Tuesday, October 11, 2011

Melancholia

Si on définit la mélancolie comme une inaptitude au bonheur, on peut imaginer reconstruire grossièrement le processus qu'a suivi Lars von Trier pour écrire le scénario de son dernier film Melancholia. Il lui fallait d'abord poser comme cadre un événement qui se prête pleinement au bonheur -- un mariage fastueux, un avenir professionnel radieux, etc. -- pour mieux faire ressortir le caractère (apparemment) abbérant des sentiments d'abatement de la mariée Justine (Kirsten Dunst, prix d'interprétation féminine à Cannes, même si c'est plutôt Charlotte Gainsbourg qu'on regarde.. mais bon elle l'avait déjà pécho en 2009 pour sa prestation dans Antichrist). Sa froideur et son détachement incompréhensibles finissent par faire capoter le mariage et partir le marié.

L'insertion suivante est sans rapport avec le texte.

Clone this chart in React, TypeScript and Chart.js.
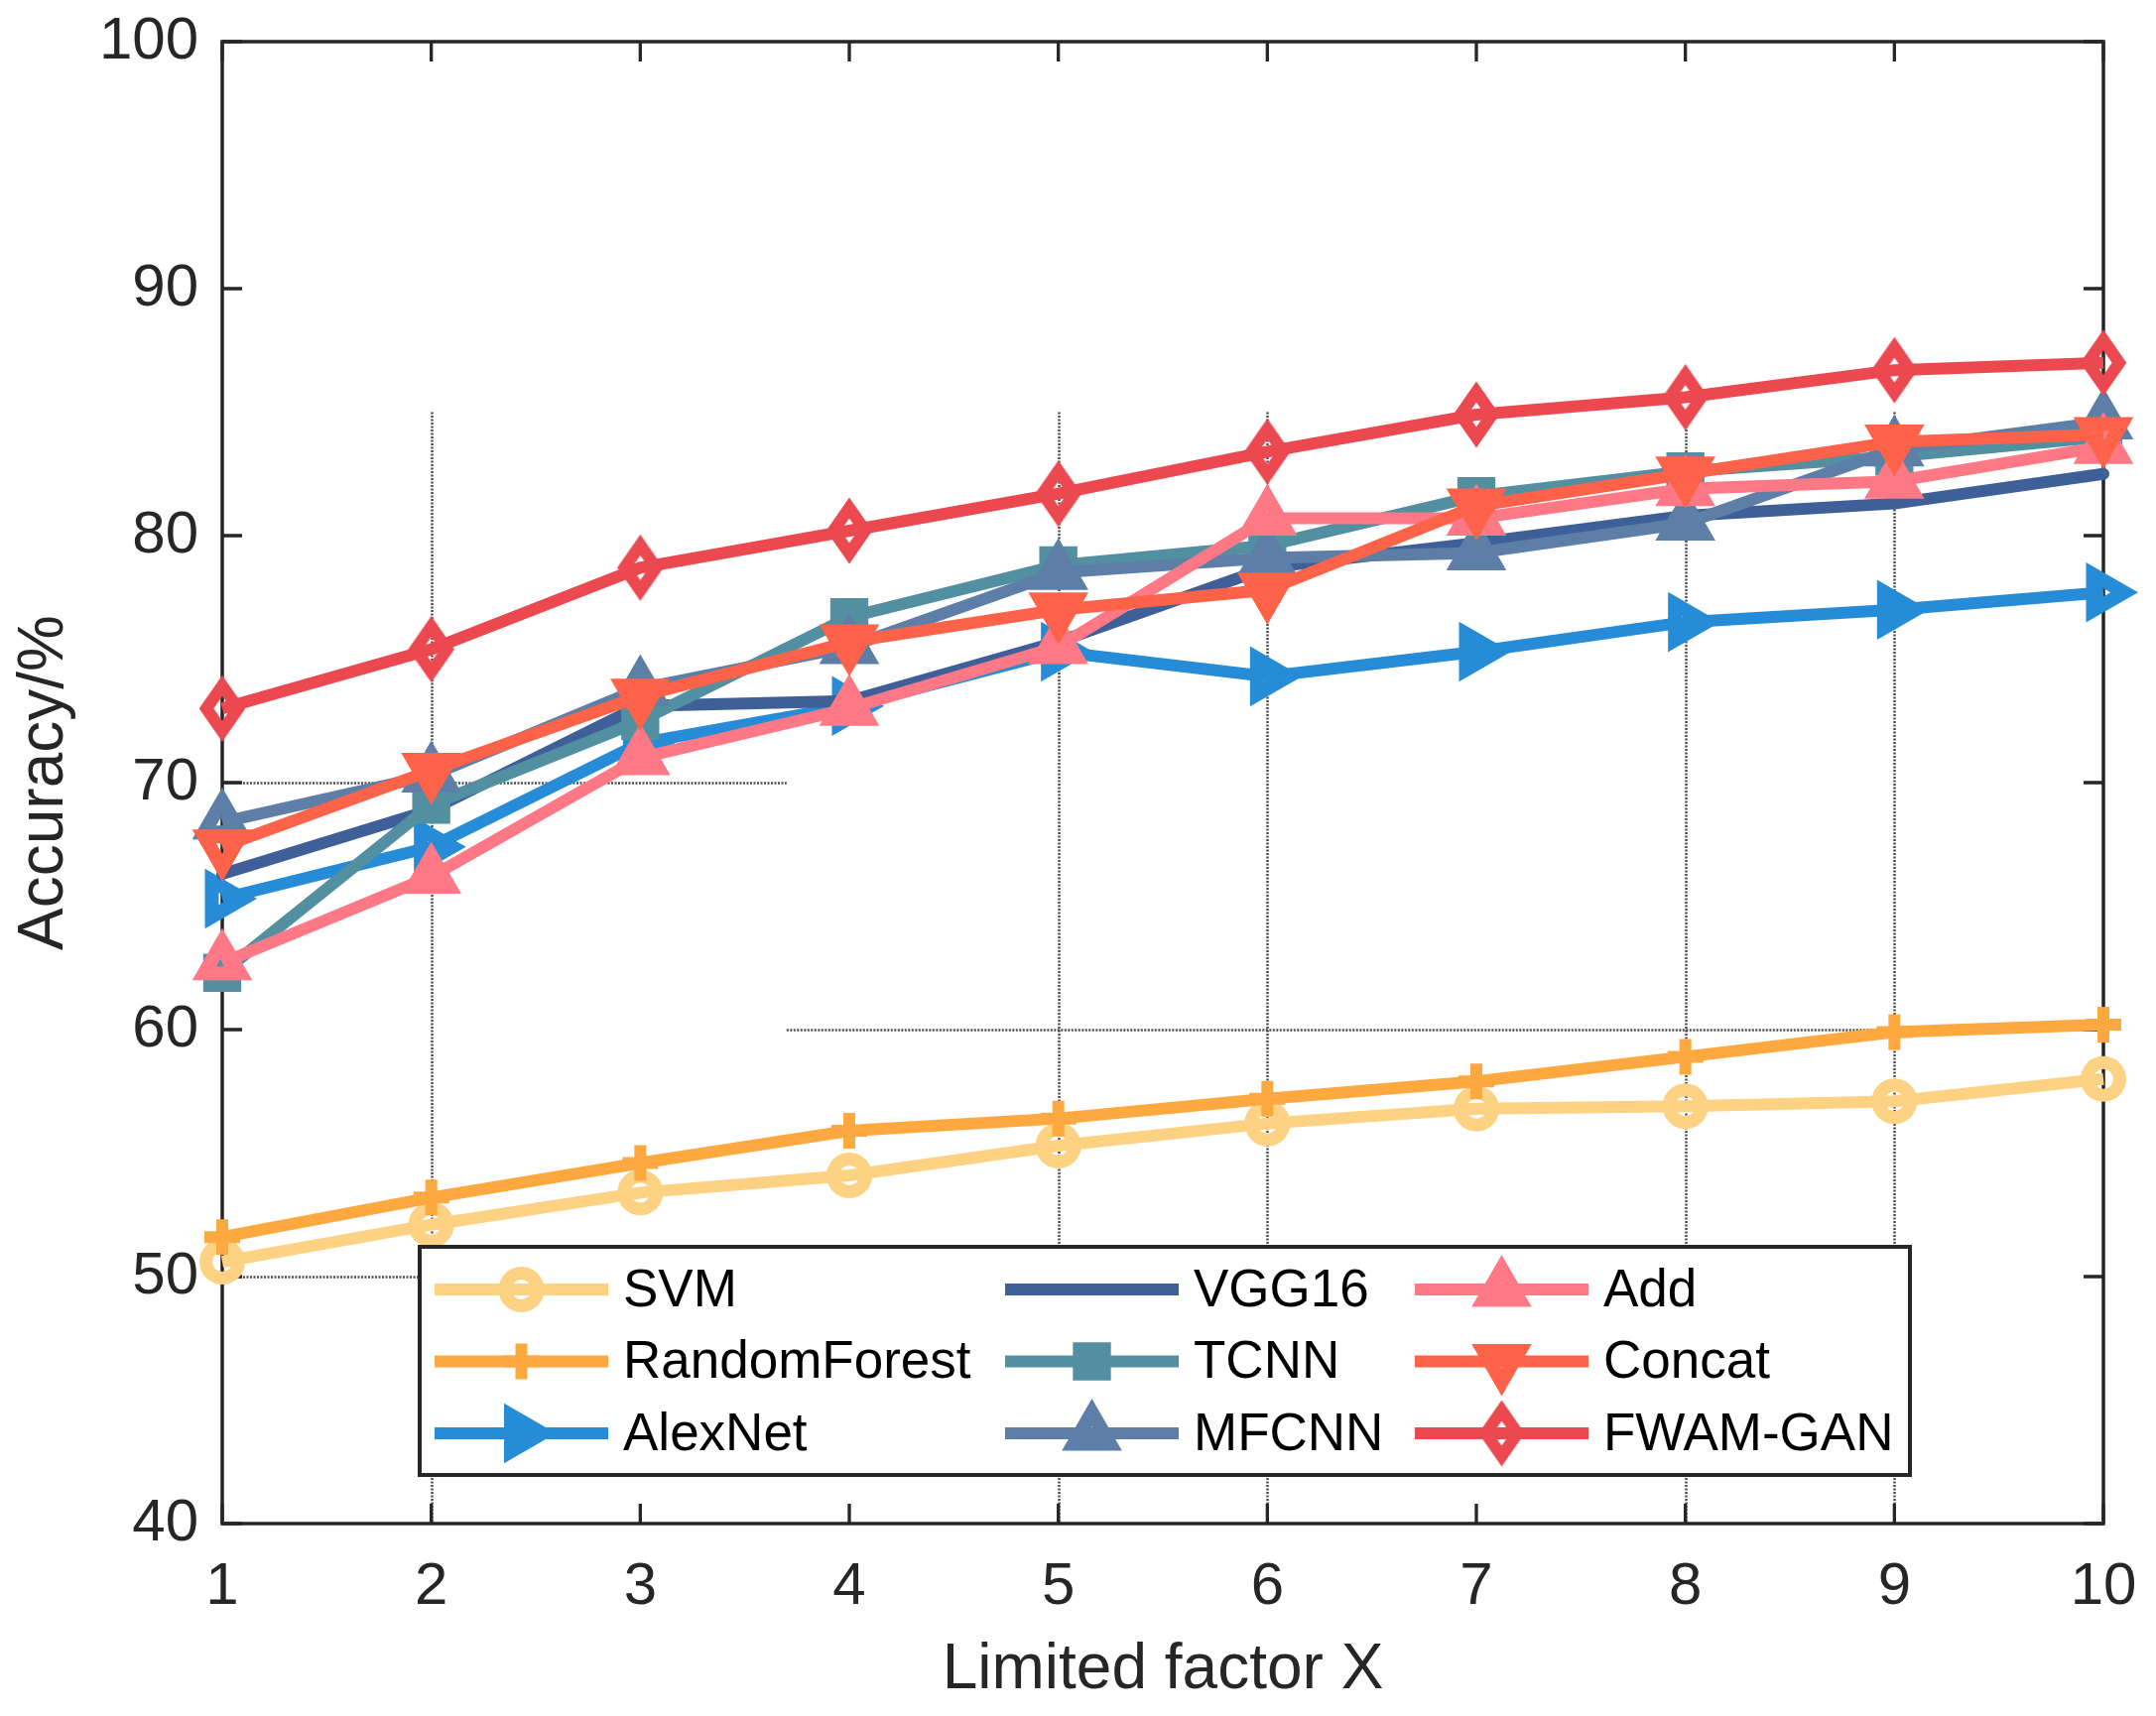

La deuxième partie du film décrit les quelques jours précédant la collision d'une planète nommée Melancholia qui se cachait jusque-là derrière le Soleil. J'y vois une variation sur le même thème d'un bonheur à portée de main (une jolie famille dans une belle propriété, un événement astronomique unique et excitant à observer, etc.) qui périclite malgré tout. La destruction de la vie sur Terre (et donc partout selon Justine) qui s'ensuit est l'image amplifiée de la séparation des mariés qui les prive de leur chance de progéniture. C'est donc la même histoire qui est racontée de deux manières différentes: la première fois à un niveau personnel, famillial, et la seconde à un niveau cosmologique. Une telle projection de motifs psychologiques sur des éléments naturels me fait penser à la manière dont les alchimistes projetaient leurs conflits internes sur les métaux. Jung disait que l'alchimie constituait le revers de la médaille du christianisme en ce sens qu'alors que les chrétiens se considéraient comme pécheurs originels et cherchaient à se sauver par la foi, les alchimistes considéraient que c'était la matière physique qui était corrompue et voulaient la purifier en transformant par exemple le plomb en or (philosophique).

Peut-être Lars a-t-il été influencé par la lecture de Saturne et la Mélancolie de Panofsky et Saxl?